>>>>>

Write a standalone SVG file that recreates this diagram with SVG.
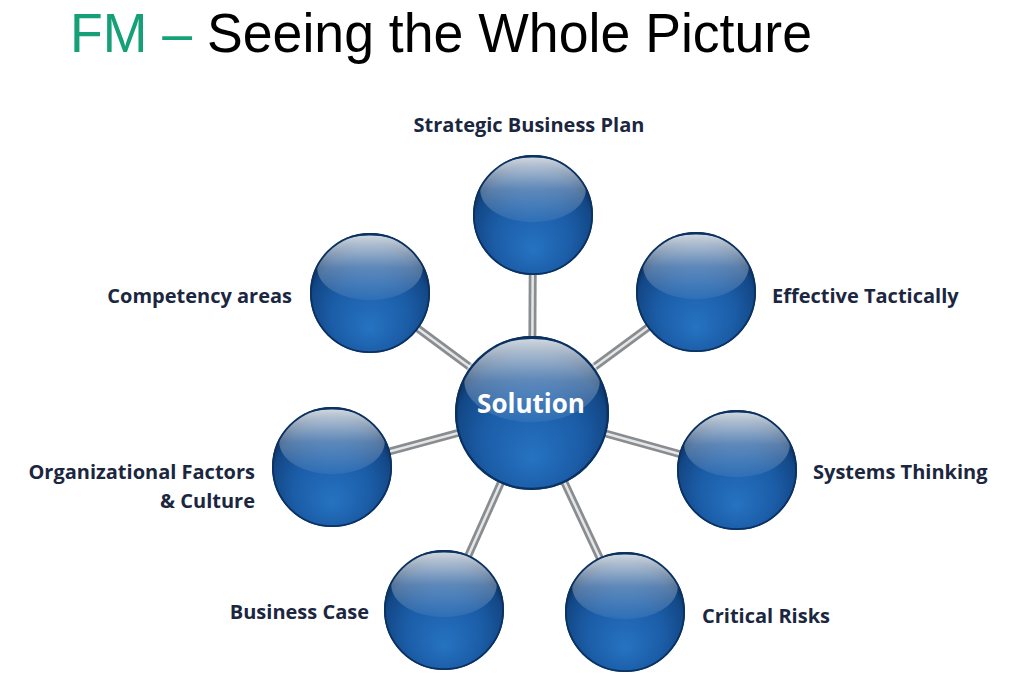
<svg xmlns="http://www.w3.org/2000/svg" width="1024" height="700" viewBox="0 0 1024 700">
<defs>
<radialGradient id="ball" cx="0.5" cy="0.62" r="0.55" fx="0.5" fy="0.8">
<stop offset="0" stop-color="#2673c2"/>
<stop offset="0.6" stop-color="#1b5ca6"/>
<stop offset="0.9" stop-color="#134887"/>
<stop offset="1" stop-color="#0c3566"/>
</radialGradient>
<linearGradient id="gloss" x1="0" y1="0" x2="0" y2="1">
<stop offset="0" stop-color="#ffffff" stop-opacity="0.8"/>
<stop offset="0.5" stop-color="#ffffff" stop-opacity="0.3"/>
<stop offset="1" stop-color="#ffffff" stop-opacity="0.06"/>
</linearGradient>
<symbol id="sphere" viewBox="-1 -1 2 2" overflow="visible">
<circle r="1" fill="url(#ball)"/>
<ellipse cx="0" cy="-0.42" rx="0.88" ry="0.54" fill="url(#gloss)"/>
<circle r="0.985" fill="none" stroke="#0b3160" stroke-width="0.03"/>
</symbol>
<style>
.rod{stroke:#8a8d90;stroke-width:8;stroke-linecap:butt}
.rodhi{stroke:#e4e6e8;stroke-width:2.5}
.lbl{font-family:"Open Sans","Liberation Sans",sans-serif;font-weight:bold;font-size:20px;fill:#1b2640}
</style>
</defs>
<rect width="1024" height="700" fill="#ffffff"/>
<text x="70" y="52" font-family="'Liberation Sans',sans-serif" font-size="55" textLength="742" lengthAdjust="spacingAndGlyphs"><tspan fill="#16a077">FM – </tspan><tspan fill="#000000">Seeing the Whole Picture</tspan></text>
<g id="connectors">
<line class="rod" x1="532" y1="413" x2="533" y2="215"/>
<line class="rod" x1="532" y1="413" x2="370" y2="293"/>
<line class="rod" x1="532" y1="413" x2="696" y2="292"/>
<line class="rod" x1="532" y1="413" x2="332" y2="467"/>
<line class="rod" x1="532" y1="413" x2="737" y2="470"/>
<line class="rod" x1="532" y1="413" x2="444" y2="610"/>
<line class="rod" x1="532" y1="413" x2="625" y2="612"/>
<line class="rodhi" x1="532" y1="413" x2="533" y2="215"/>
<line class="rodhi" x1="532" y1="413" x2="370" y2="293"/>
<line class="rodhi" x1="532" y1="413" x2="696" y2="292"/>
<line class="rodhi" x1="532" y1="413" x2="332" y2="467"/>
<line class="rodhi" x1="532" y1="413" x2="737" y2="470"/>
<line class="rodhi" x1="532" y1="413" x2="444" y2="610"/>
<line class="rodhi" x1="532" y1="413" x2="625" y2="612"/>
</g>
<g id="n-strategic"><use href="#sphere" x="473" y="155" width="120" height="120"/><text class="lbl" x="529" y="132" text-anchor="middle">Strategic Business Plan</text></g>
<g id="n-competency"><use href="#sphere" x="310" y="233" width="120" height="120"/><text class="lbl" x="292" y="303" text-anchor="end">Competency areas</text></g>
<g id="n-effective"><use href="#sphere" x="636" y="232" width="120" height="120"/><text class="lbl" x="772" y="303">Effective Tactically</text></g>
<g id="n-organizational"><use href="#sphere" x="272" y="407" width="120" height="120"/><text class="lbl" x="255" y="479" text-anchor="end">Organizational Factors</text><text class="lbl" x="255" y="508" text-anchor="end">&amp; Culture</text></g>
<g id="n-systems"><use href="#sphere" x="677" y="410" width="120" height="120"/><text class="lbl" x="813" y="479">Systems Thinking</text></g>
<g id="n-business"><use href="#sphere" x="384" y="550" width="120" height="120"/><text class="lbl" x="369" y="619" text-anchor="end">Business Case</text></g>
<g id="n-critical"><use href="#sphere" x="565" y="552" width="120" height="120"/><text class="lbl" x="702" y="623">Critical Risks</text></g>
<g id="n-solution"><use href="#sphere" x="455" y="336" width="154" height="154"/><text x="531" y="413" text-anchor="middle" font-family="'Open Sans','Liberation Sans',sans-serif" font-weight="bold" font-size="26" fill="#ffffff">Solution</text></g>
</svg>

<<<<<

# Stated goal
Reproduce the listing exactly. Leave its pictures out.

# Output
Write a standalone SVG file that recreates this diagram with SVG.
<svg xmlns="http://www.w3.org/2000/svg" width="1024" height="700" viewBox="0 0 1024 700">
<defs>
<radialGradient id="ball" cx="0.5" cy="0.62" r="0.55" fx="0.5" fy="0.8">
<stop offset="0" stop-color="#2673c2"/>
<stop offset="0.6" stop-color="#1b5ca6"/>
<stop offset="0.9" stop-color="#134887"/>
<stop offset="1" stop-color="#0c3566"/>
</radialGradient>
<linearGradient id="gloss" x1="0" y1="0" x2="0" y2="1">
<stop offset="0" stop-color="#ffffff" stop-opacity="0.8"/>
<stop offset="0.5" stop-color="#ffffff" stop-opacity="0.3"/>
<stop offset="1" stop-color="#ffffff" stop-opacity="0.06"/>
</linearGradient>
<symbol id="sphere" viewBox="-1 -1 2 2" overflow="visible">
<circle r="1" fill="url(#ball)"/>
<ellipse cx="0" cy="-0.42" rx="0.88" ry="0.54" fill="url(#gloss)"/>
<circle r="0.985" fill="none" stroke="#0b3160" stroke-width="0.03"/>
</symbol>
<style>
.rod{stroke:#8a8d90;stroke-width:8;stroke-linecap:butt}
.rodhi{stroke:#e4e6e8;stroke-width:2.5}
.lbl{font-family:"Open Sans","Liberation Sans",sans-serif;font-weight:bold;font-size:20px;fill:#1b2640}
</style>
</defs>
<rect width="1024" height="700" fill="#ffffff"/>
<text x="70" y="52" font-family="'Liberation Sans',sans-serif" font-size="55" textLength="742" lengthAdjust="spacingAndGlyphs"><tspan fill="#16a077">FM – </tspan><tspan fill="#000000">Seeing the Whole Picture</tspan></text>
<g id="connectors">
<line class="rod" x1="532" y1="413" x2="533" y2="215"/>
<line class="rod" x1="532" y1="413" x2="370" y2="293"/>
<line class="rod" x1="532" y1="413" x2="696" y2="292"/>
<line class="rod" x1="532" y1="413" x2="332" y2="467"/>
<line class="rod" x1="532" y1="413" x2="737" y2="470"/>
<line class="rod" x1="532" y1="413" x2="444" y2="610"/>
<line class="rod" x1="532" y1="413" x2="625" y2="612"/>
<line class="rodhi" x1="532" y1="413" x2="533" y2="215"/>
<line class="rodhi" x1="532" y1="413" x2="370" y2="293"/>
<line class="rodhi" x1="532" y1="413" x2="696" y2="292"/>
<line class="rodhi" x1="532" y1="413" x2="332" y2="467"/>
<line class="rodhi" x1="532" y1="413" x2="737" y2="470"/>
<line class="rodhi" x1="532" y1="413" x2="444" y2="610"/>
<line class="rodhi" x1="532" y1="413" x2="625" y2="612"/>
</g>
<g id="n-strategic"><use href="#sphere" x="473" y="155" width="120" height="120"/><text class="lbl" x="529" y="132" text-anchor="middle">Strategic Business Plan</text></g>
<g id="n-competency"><use href="#sphere" x="310" y="233" width="120" height="120"/><text class="lbl" x="292" y="303" text-anchor="end">Competency areas</text></g>
<g id="n-effective"><use href="#sphere" x="636" y="232" width="120" height="120"/><text class="lbl" x="772" y="303">Effective Tactically</text></g>
<g id="n-organizational"><use href="#sphere" x="272" y="407" width="120" height="120"/><text class="lbl" x="255" y="479" text-anchor="end">Organizational Factors</text><text class="lbl" x="255" y="508" text-anchor="end">&amp; Culture</text></g>
<g id="n-systems"><use href="#sphere" x="677" y="410" width="120" height="120"/><text class="lbl" x="813" y="479">Systems Thinking</text></g>
<g id="n-business"><use href="#sphere" x="384" y="550" width="120" height="120"/><text class="lbl" x="369" y="619" text-anchor="end">Business Case</text></g>
<g id="n-critical"><use href="#sphere" x="565" y="552" width="120" height="120"/><text class="lbl" x="702" y="623">Critical Risks</text></g>
<g id="n-solution"><use href="#sphere" x="455" y="336" width="154" height="154"/><text x="531" y="413" text-anchor="middle" font-family="'Open Sans','Liberation Sans',sans-serif" font-weight="bold" font-size="26" fill="#ffffff">Solution</text></g>
</svg>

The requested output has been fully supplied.